I recently asked my parents why they had decided to enroll me in preschool. My mom’s response was simple: “Because we could afford it. Because you were an only child at the time and we wanted to ensure interaction with your peer group. Because I stayed home with you all day, every day and it was nice to have a few hours, a few times a week to run errands alone.”
My mom was and still is an educator, so I was surprised that her answer didn’t include anything about formal education, acquiring a specific set of knowledge about letters and numbers, or about placing the responsibility of my learning on the educational institution I was attending. But then I reflected back to those hazy memories more than two decades ago. I honestly don’t remember preschool besides what the crumpled photos in my memory book tell me. But I do remember my mom reading to me, the same gold-spined story-book so many times that I briefly convinced my dad that I knew how to read at three years old because I had memorized every word. I remember my dad taking me to the grocery store with him every Saturday, showing me the different kinds of vegetables, letting me count the change, teaching me to keep my balance on the Meijers penny-horse. My early education, though it included preschool, was firmly placed in the experiential learning world of my household. My parents took responsibility for themselves as my first teachers.

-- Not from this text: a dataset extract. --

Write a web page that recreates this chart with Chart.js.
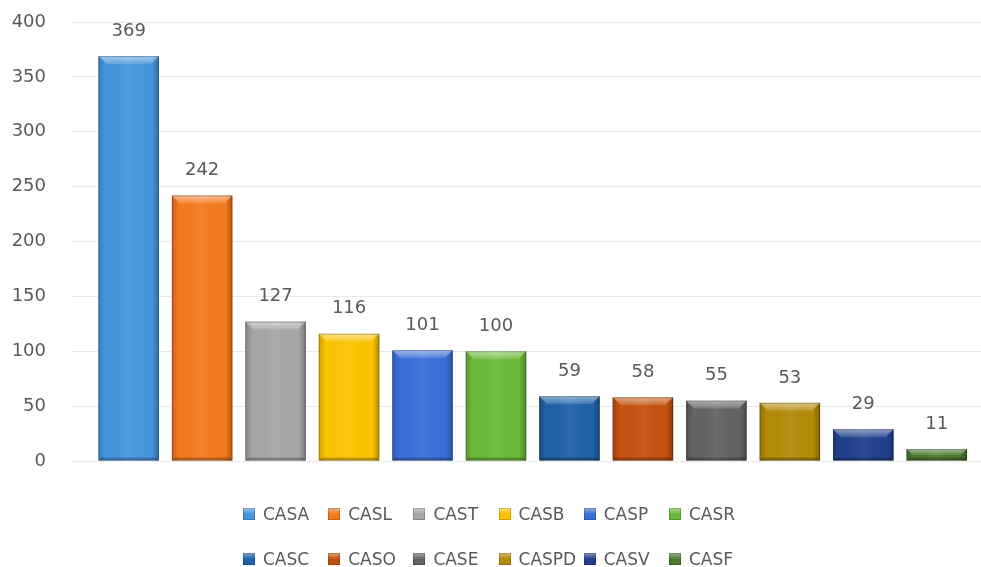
<!DOCTYPE html>
<html>
<head>
<meta charset="utf-8">
<script src="https://cdn.jsdelivr.net/npm/chart.js@4.4.1/dist/chart.umd.min.js"></script>
<style>
  html, body { margin: 0; padding: 0; background: #fff; }
  #wrap { position: relative; width: 981px; height: 567px; }
  #legend {
    position: absolute; left: 243px; top: 502px;
    display: grid; grid-template-columns: repeat(6, 85.2px); grid-auto-rows: 45px;
    font-family: "DejaVu Sans", sans-serif; font-size: 17px; color: #595959;
  }
  .item { display: flex; align-items: center; height: 24px; white-space: nowrap; }
  .box {
    width: 12px; height: 12px; margin-right: 8px; flex: none;
    box-shadow: inset 0 0 0 1px rgba(0,0,0,0.2);
  }
</style>
</head>
<body>
<div id="wrap">
  <canvas id="grafico" width="981" height="567"></canvas>
  <div id="legend"></div>
</div>
<script>
var categorias = ["CASA", "CASL", "CAST", "CASB", "CASP", "CASR", "CASC", "CASO", "CASE", "CASPD", "CASV", "CASF"];
var valores = [369, 242, 127, 116, 101, 100, 59, 58, 55, 53, 29, 11];
var cores = ["#4796e0", "#f57a1e", "#a6a6a6", "#fcc400", "#3a6fd8", "#6bbb3a",
             "#1f62a8", "#c4520f", "#636363", "#b38b08", "#21418e", "#4a7a30"];

var textoCor = "#595959";
var fonte = "'DejaVu Sans', sans-serif";

// bisel parecido com o do Excel, desenhado por cima de cada barra
var biselPlugin = {
    id: "bisel",
    afterDatasetsDraw: function(chart) {
        var ctx = chart.ctx;
        var meta = chart.getDatasetMeta(0);
        meta.data.forEach(function(bar) {
            var l = bar.x - bar.width / 2, r = bar.x + bar.width / 2;
            var t = bar.y, b = bar.base;
            var h = b - t;
            var bv = Math.min(8, h / 2);
            ctx.save();

            var g = ctx.createLinearGradient(l, 0, r, 0);
            g.addColorStop(0, "rgba(0,0,0,0.18)");
            g.addColorStop(0.12, "rgba(0,0,0,0)");
            g.addColorStop(0.5, "rgba(255,255,255,0.06)");
            g.addColorStop(0.88, "rgba(0,0,0,0)");
            g.addColorStop(1, "rgba(0,0,0,0.28)");
            ctx.fillStyle = g;
            ctx.fillRect(l, t, r - l, h);

            // topo claro
            var gt = ctx.createLinearGradient(0, t, 0, t + bv);
            gt.addColorStop(0, "rgba(255,255,255,0.5)");
            gt.addColorStop(1, "rgba(255,255,255,0.12)");
            ctx.fillStyle = gt;
            ctx.beginPath();
            ctx.moveTo(l, t);
            ctx.lineTo(r, t);
            ctx.lineTo(r - bv, t + bv);
            ctx.lineTo(l + bv, t + bv);
            ctx.closePath();
            ctx.fill();

            // base escura
            ctx.fillStyle = "rgba(0,0,0,0.22)";
            ctx.beginPath();
            ctx.moveTo(l, b);
            ctx.lineTo(r, b);
            ctx.lineTo(r - 3, b - 3);
            ctx.lineTo(l + 3, b - 3);
            ctx.closePath();
            ctx.fill();

            ctx.strokeStyle = "rgba(0,0,0,0.25)";
            ctx.lineWidth = 1;
            ctx.strokeRect(l + 0.5, t + 0.5, r - l - 1, h - 1);
            ctx.restore();
        });
    }
};

var rotulosPlugin = {
    id: "rotulos",
    afterDatasetsDraw: function(chart) {
        var ctx = chart.ctx;
        var meta = chart.getDatasetMeta(0);
        ctx.save();
        ctx.font = "18px " + fonte;
        ctx.fillStyle = textoCor;
        ctx.textAlign = "center";
        ctx.textBaseline = "middle";
        meta.data.forEach(function(bar, i) {
            ctx.fillText(String(valores[i]), bar.x, bar.y - 25);
        });
        ctx.restore();
    }
};

var pontos = valores.map(function(v, i) { return { x: i, y: v }; });

var ctx = document.getElementById("grafico").getContext("2d");
var myNewChart = new Chart(ctx, {
    type: "bar",
    data: {
        labels: categorias,
        datasets: [{
            label: "Total",
            data: pontos,
            backgroundColor: cores,
            borderWidth: 0,
            barPercentage: 0.8235,
            categoryPercentage: 1
        }]
    },
    options: {
        responsive: false,
        animation: false,
        layout: { padding: { top: 22, bottom: 106, left: 0, right: 0 } },
        plugins: {
            legend: { display: false },
            tooltip: { enabled: false }
        },
        scales: {
            x: {
                type: "linear",
                display: false,
                offset: false,
                min: -0.785,
                max: 11.602
            },
            y: {
                min: 0,
                max: 400,
                ticks: {
                    stepSize: 50,
                    padding: 0,
                    color: textoCor,
                    font: { family: fonte, size: 18 }
                },
                // marcas invisíveis só para afastar os rótulos do eixo
                grid: { color: "#e9e9e9", drawTicks: true, tickLength: 25, tickColor: "rgba(0,0,0,0)" },
                border: { display: false },
                afterFit: function(scale) { scale.width = 71; }
            }
        }
    },
    plugins: [biselPlugin, rotulosPlugin]
});

// legenda em grade, como no Excel
var legenda = document.getElementById("legend");
categorias.forEach(function(nome, i) {
    var item = document.createElement("div");
    item.className = "item";
    var box = document.createElement("span");
    box.className = "box";
    box.style.background = "linear-gradient(to bottom, rgba(255,255,255,0.45), rgba(255,255,255,0) 50%), " + cores[i];
    item.appendChild(box);
    item.appendChild(document.createTextNode(nome));
    legenda.appendChild(item);
});
</script>
</body>
</html>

In metro DC, where I currently live, I can count on one hand the number of families I know where a parent has the option of staying home with their children. I recognize that in today’s financial and societal context, stay-at-home parenthood often comes at too high a price to make it feasible for most families. But that doesn’t change the capacity of both parents and a diversity of educational, health, worship, and other institutions to take responsibility together for a young child’s formal and experiential learning.

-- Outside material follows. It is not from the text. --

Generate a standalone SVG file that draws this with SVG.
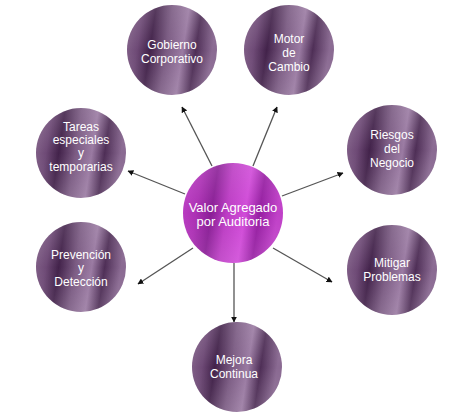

Some families will choose to have a parent or trusted care-taker be their young child’s only formal education before kindergarten, some parents will decide to enroll their child on a part-time basis in a religious or secular preschool program, still other families will place their young children in a full-time daycare/preschool environment. What is important to consider in this ever-changing landscape of early childhood is that not all families operate on an equal playing field. Many parents struggle weekly to pay the high costs of daycare, while wishing they had the financial means to be their own child’s first teacher.

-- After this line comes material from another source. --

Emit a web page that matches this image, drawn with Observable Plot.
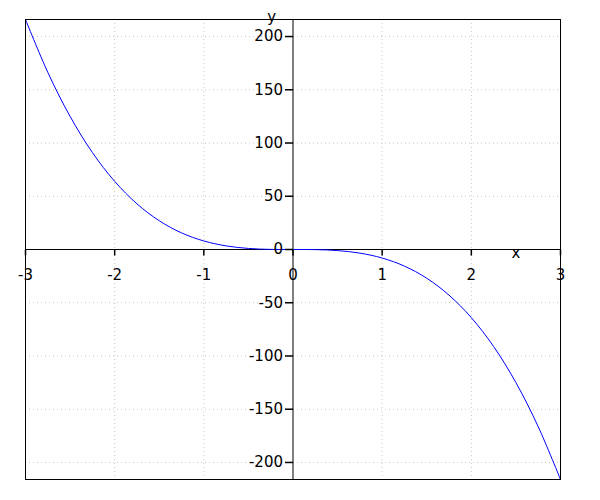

Because families and their children have diverse needs, multiple institutions, including faith based organizations that put a special emphasis on the family unit, must be given the space and freedom to innovate diverse programs and services to help provide for young children and their families. Churches and para-church organizations are often the gathering grounds of communities and neighborhoods, providing a wide array of services that directly or indirectly support early childhood education.
Consider the faith-based food pantry that ensures young children and their families have the nutritional fuel they need to engage with the world around them. Or a young adults ministry that offers a free Friday night movie for young children, giving parents a time to reconnect with each other and the Lord. Or a computer technology program offered at a church-based community center that gives parents an opportunity for professional development. Consider a Titus 2 Mentoring Program offered by older women of many faith-based institutions, pouring into young wives and mothers so that they have the support and equipping to pour into their young children.
Faith-based organizations and the church play a unique, if of course imperfect, role in this constantly evolving context of educating young children. Parents who choose to place their children in a faith-based preschool environment may wish to impart a bigger message to their children, beyond ABC’s and 123’s. Or they may trust the safe, secure reputation that religious institutions still have in many places. Or they may find that a faith-based program is better able to accommodate their financial situation. The reasons a family turns to a faith-based preschool for a child are as diverse as the children themselves.
Recently, early childhood education has received a lot of political and public attention from across a wide variety of disciplines, which is a positive thing. For example, in June, the American Academy of Pediatrics released new guidelines for pediatricians to encourage parents to read to their children at well-child visits, connecting the importance of childhood thriving and parental involvement in their child’s development. Likewise, funding for early childhood has taken center stage on a local, state and national level in the recent elections.
However, the debate is often framed by the assumption that a formal education institution is the only and best educational option for young children. Yet if it really is true that almost all of what I learned before kindergarten was in the home, then I would hope those early years would be filled which rich and diverse experiences, mixing home and church and school and community. Government policies should recognize childhood diversity and empower parents with the freedom to choose where the funding of their young child’s education should go, thereby giving parents the opportunity to take more ownership for their own roles in the shaping of their children’s hearts and minds.
- Chelsea Langston is an attorney who works for a nonprofit association in Maryland. She is also a fellow with the Center for Public Justice.